*Plotting code records:*
┄┄┄┄┄┄┄┄┄┄┄┄┄┄┄┄┄┄┄┄
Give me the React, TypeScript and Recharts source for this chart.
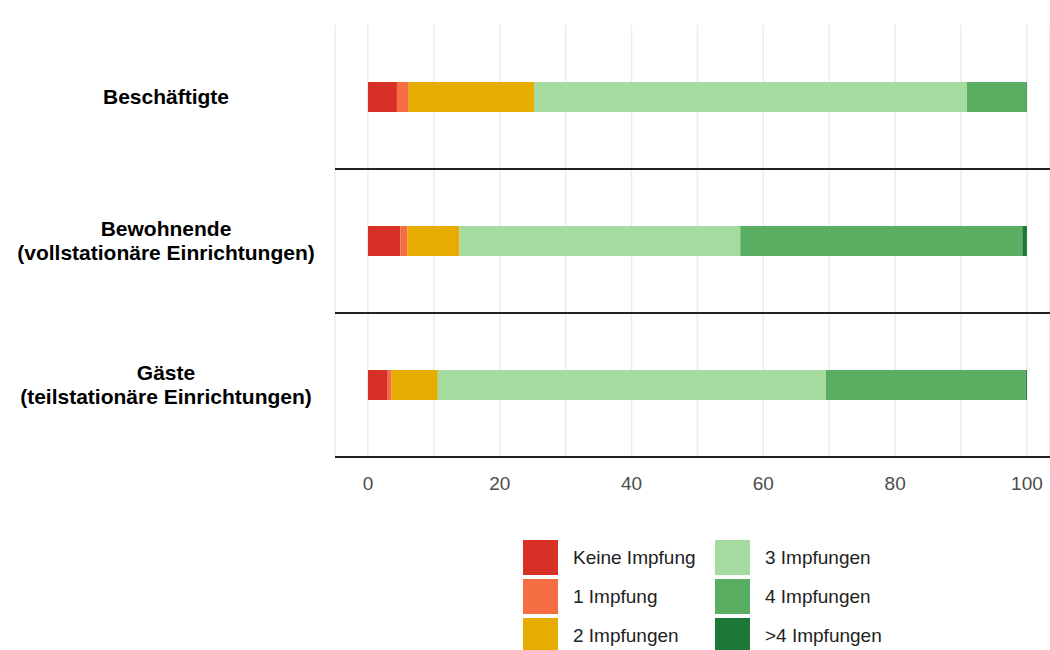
import { BarChart, Bar, XAxis, YAxis, CartesianGrid } from 'recharts';

const categories = ['Beschäftigte', 'Bewohnende\n(vollstationäre Einrichtungen)', 'Gäste\n(teilstationäre Einrichtungen)'];
const keine = [4.4, 4.9, 3.0];
const eins = [1.8, 1.1, 0.6];
const zwei = [19.0, 7.9, 7.0];
const drei = [65.7, 42.6, 58.9];
const vier = [9.0, 42.8, 30.3];
const mehr = [0.1, 0.7, 0.2];
const xTicks = [0, 10, 20, 30, 40, 50, 60, 70, 80, 90, 100];

const series = [
  { key: 'keine', label: 'Keine Impfung', color: '#d73027' },
  { key: 'eins', label: '1 Impfung', color: '#f46d43' },
  { key: 'zwei', label: '2 Impfungen', color: '#e6ac00' },
  { key: 'drei', label: '3 Impfungen', color: '#a6dba0' },
  { key: 'vier', label: '4 Impfungen', color: '#5aae61' },
  { key: 'mehr', label: '>4 Impfungen', color: '#1b7837' },
];

const data = categories.map((name, i) => ({
  name,
  keine: keine[i],
  eins: eins[i],
  zwei: zwei[i],
  drei: drei[i],
  vier: vier[i],
  mehr: mehr[i],
}));

const font = '"Liberation Sans", Arial, sans-serif';

function CatTick({ y, payload }: any) {
  const lines = String(payload.value).split('\n');
  const start = y - ((lines.length - 1) * 24) / 2;
  return (
    <text textAnchor="middle" fontFamily={font} fontWeight="bold" fontSize={21} fill="#000">
      {lines.map((l, i) => (
        <tspan key={i} x={166} y={start + i * 24} dy={7}>{l}</tspan>
      ))}
    </text>
  );
}

export default function App() {
  // legend order: column-wise, 3 per column
  const cols = [series.slice(0, 3), series.slice(3)];
  return (
    <div style={{ position: 'absolute', left: 0, top: 0, width: 1050, height: 650, background: '#fff', fontFamily: font }}>
      <BarChart
        width={1050}
        height={500}
        data={data}
        layout="vertical"
        margin={{ top: 25, right: 0, left: 0, bottom: 13 }}
        barSize={30}
      >
        <CartesianGrid horizontal={false} stroke="#ececec" strokeWidth={1.5} />
        <CartesianGrid vertical={false} horizontalPoints={[169, 313, 457]} stroke="#222" strokeWidth={2} />
        <XAxis
          type="number"
          domain={[-5, 103.5]}
          ticks={xTicks}
          tickFormatter={(v: number) => (v % 20 === 0 ? String(v) : '')}
          axisLine={false}
          tickLine={false}
          height={30}
          tick={{ fill: '#4d4d4d', fontSize: 19, fontFamily: font }}
          tickMargin={14}
        />
        <YAxis type="category" dataKey="name" width={335} axisLine={false} tickLine={false} tick={<CatTick />} />
        {series.map((s) => (
          <Bar key={s.key} dataKey={s.key} stackId="a" fill={s.color} isAnimationActive={false} />
        ))}
      </BarChart>
      <div style={{ position: 'absolute', top: 538, left: 523, display: 'flex', gap: 0 }}>
        {cols.map((col, ci) => (
          <div key={ci} style={{ width: ci === 0 ? 192 : 200 }}>
            {col.map((s) => (
              <div key={s.key} style={{ display: 'flex', alignItems: 'center', height: 39 }}>
                <div style={{ width: 35, height: 35, background: s.color, marginRight: 15 }} />
                <span style={{ fontSize: 19, color: '#222', whiteSpace: 'nowrap' }}>{s.label}</span>
              </div>
            ))}
          </div>
        ))}
      </div>
    </div>
  );
}
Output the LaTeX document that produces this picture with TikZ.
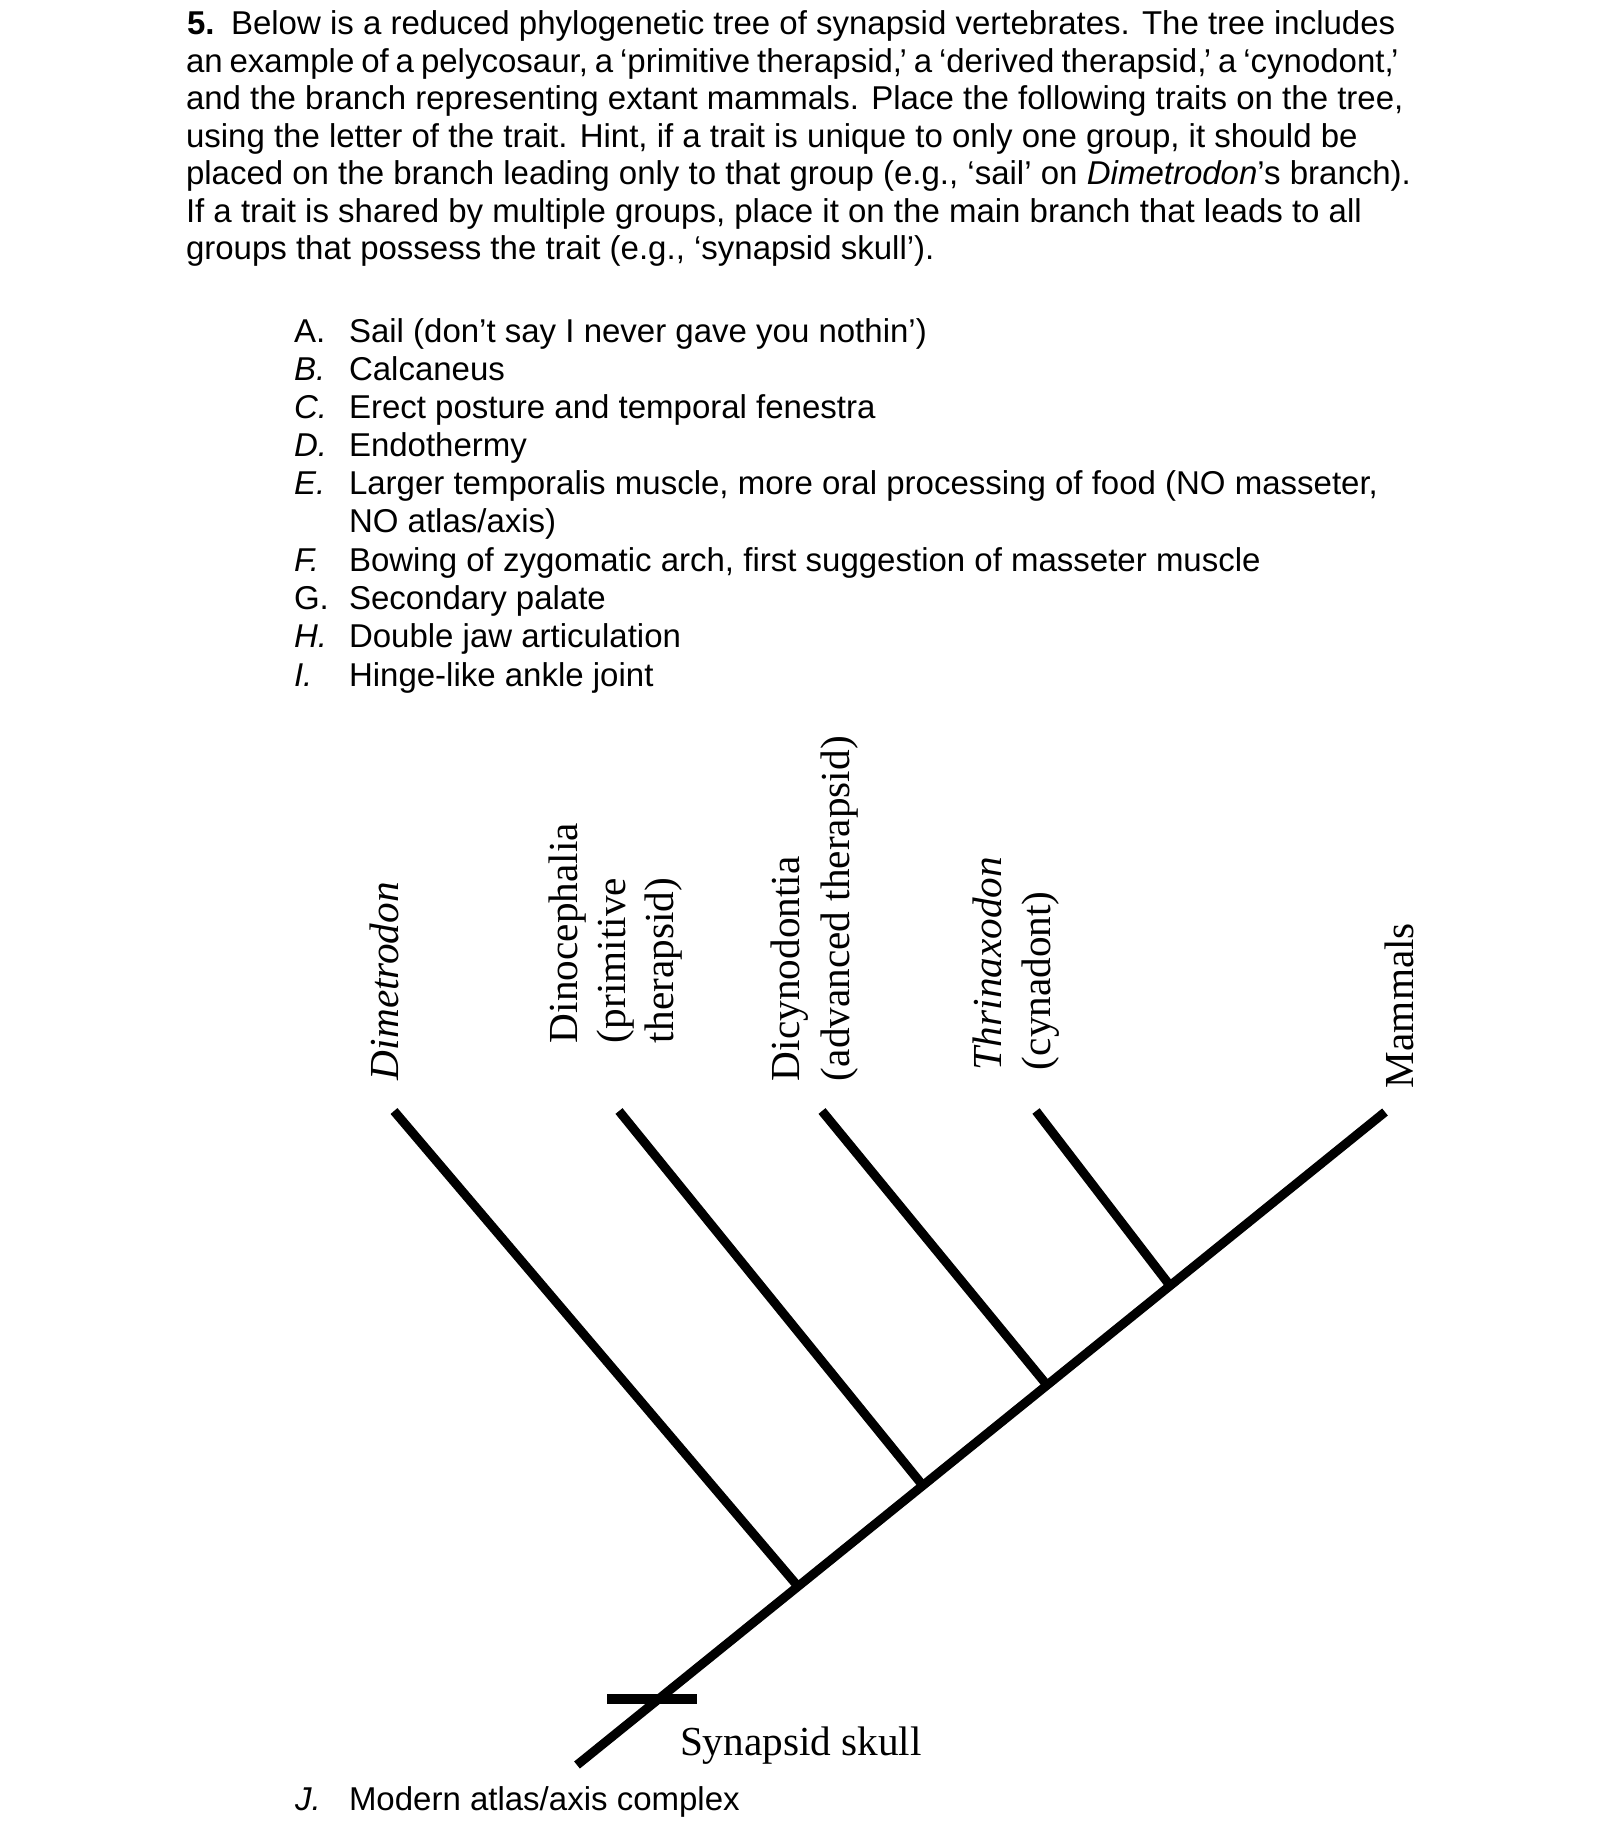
\documentclass[tikz,border=0pt]{standalone}
\usepackage{fontspec}
\setmainfont{Liberation Sans}
\newfontfamily\labserif{Liberation Serif}
\usetikzlibrary{calc}
\begin{document}
\begin{tikzpicture}[x=0.3636pt,y=-0.3636pt,
  txt/.style={anchor=base west, inner sep=0pt, outer sep=0pt, font=\fontsize{12}{13.8}\selectfont},
  lab/.style={anchor=base west, inner sep=0pt, outer sep=0pt, rotate=90, font=\labserif\fontsize{15}{18}\selectfont},
  branch/.style={line width=3.3pt, line cap=butt}]
\useasboundingbox (0,0) rectangle (1620,1825);
% header
\node[txt] (h1) at (187,35) {\textbf{5.}\hspace{0.5em}Below is a reduced phylogenetic tree of synapsid vertebrates. The tree includes};
\node[txt] (h2) at (186,72.5) {\spaceskip=0.21em an example of a pelycosaur, a ‘primitive therapsid,\kern-0.08em’ a ‘derived therapsid,\kern-0.08em’ a ‘cynodont,\kern-0.08em’};
\node[txt] (h3) at (186,110) {and the branch representing extant mammals. Place the following traits on the tree,};
\node[txt] (h4) at (186,147.5) {using the letter of the trait. Hint, if a trait is unique to only one group, it should be};
\node[txt] (h5) at (186,185) {placed on the branch leading only to that group (e.g., ‘sail’ on \textit{Dimetrodon}’s branch).};
\node[txt] (h6) at (186,222.5) {If a trait is shared by multiple groups, place it on the main branch that leads to all};
\node[txt] (h7) at (186,260) {groups that possess the trait (e.g., ‘synapsid skull’).};
% list
\node[txt] (la) at (294,343) {A.};
\node[txt] (ta) at (349,343) {Sail (don’t say I never gave you nothin’)};
\node[txt] (lb) at (294,381) {\itshape B.};
\node[txt] (tb) at (349,381) {Calcaneus};
\node[txt] (lc) at (294,419) {\itshape C.};
\node[txt] (tc) at (349,419) {Erect posture and temporal fenestra};
\node[txt] (ld) at (294,457) {\itshape D.};
\node[txt] (td) at (349,457) {Endothermy};
\node[txt] (le) at (294,495) {\itshape E.};
\node[txt] (te) at (349,495) {Larger temporalis muscle, more oral processing of food (NO masseter,};
\node[txt] (te2) at (349,533) {NO atlas/axis)};
\node[txt] (lf) at (294,571) {\itshape F.};
\node[txt] (tf) at (349,571) {Bowing of zygomatic arch, first suggestion of masseter muscle};
\node[txt] (lg) at (294,609) {G.};
\node[txt] (tg) at (349,609) {Secondary palate};
\node[txt] (lh) at (294,647) {\itshape H.};
\node[txt] (th) at (349,647) {Double jaw articulation};
\node[txt] (li) at (294,686) {\itshape I.};
\node[txt] (ti) at (349,686) {Hinge-like ankle joint};
\node[txt] (lj) at (295,1810) {\itshape J.};
\node[txt] (tj) at (349,1810) {Modern atlas/axis complex};
% tree
\coordinate (root) at (577,1765);
\coordinate (mtip) at (1385,1112);
\coordinate (j1) at ($(root)!0.2735!(mtip)$);
\coordinate (j2) at ($(root)!0.428!(mtip)$);
\coordinate (j3) at ($(root)!0.5817!(mtip)$);
\coordinate (j4) at ($(root)!0.734!(mtip)$);
\coordinate (t1) at (394,1111);
\coordinate (t2) at (619,1111);
\coordinate (t3) at (822,1111);
\coordinate (t4) at (1036,1111);
\coordinate (c1) at (607,1699);
\coordinate (c2) at (697,1699);
\draw[branch] (root) -- (mtip);
\draw[branch] (t1) -- (j1);
\draw[branch] (t2) -- (j2);
\draw[branch] (t3) -- (j3);
\draw[branch] (t4) -- (j4);
\draw[branch] (c1) -- (c2);
% labels
\node[lab] (n1) at (398,1080) {\itshape Dimetrodon};
\node[lab] (n2a) at (577,1043) {Dinocephalia};
\node[lab] (n2b) at (625,1043) {(primitive};
\node[lab] (n2c) at (673,1043) {therapsid)};
\node[lab] (n3a) at (799,1081) {Dicynodontia};
\node[lab] (n3b) at (849,1081) {(advanced therapsid)};
\node[lab] (n4a) at (1001,1070) {\itshape Thrinaxodon};
\node[lab] (n4b) at (1050,1070) {(cynadont)};
\node[lab] (n5) at (1413,1088) {Mammals};
\node[anchor=base west, inner sep=0pt, outer sep=0pt, font=\labserif\fontsize{15}{18}\selectfont] (skull) at (680,1755) {Synapsid skull};
\end{tikzpicture}
\end{document}
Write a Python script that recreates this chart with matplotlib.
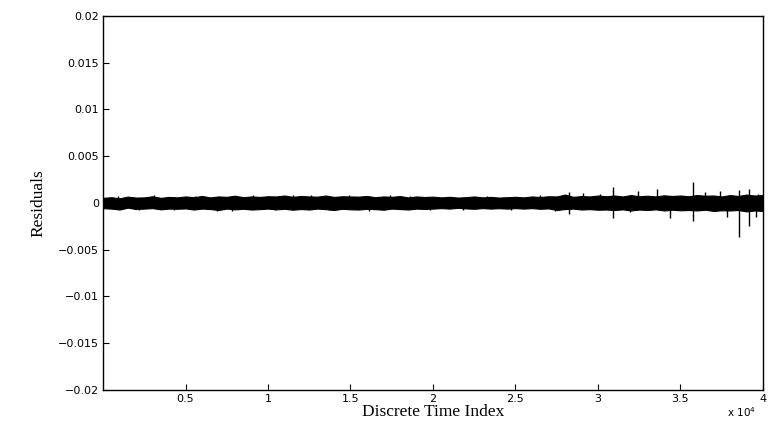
┄┄┄┄┄┄┄┄┄┄┄┄┄┄┄┄┄┄┄┄
*PROBLEM REQUIREMENTS:* How many of the lines in the listing above hold the word "with"? Report only that figure.

*ANSWER FOR THE TASK:* 2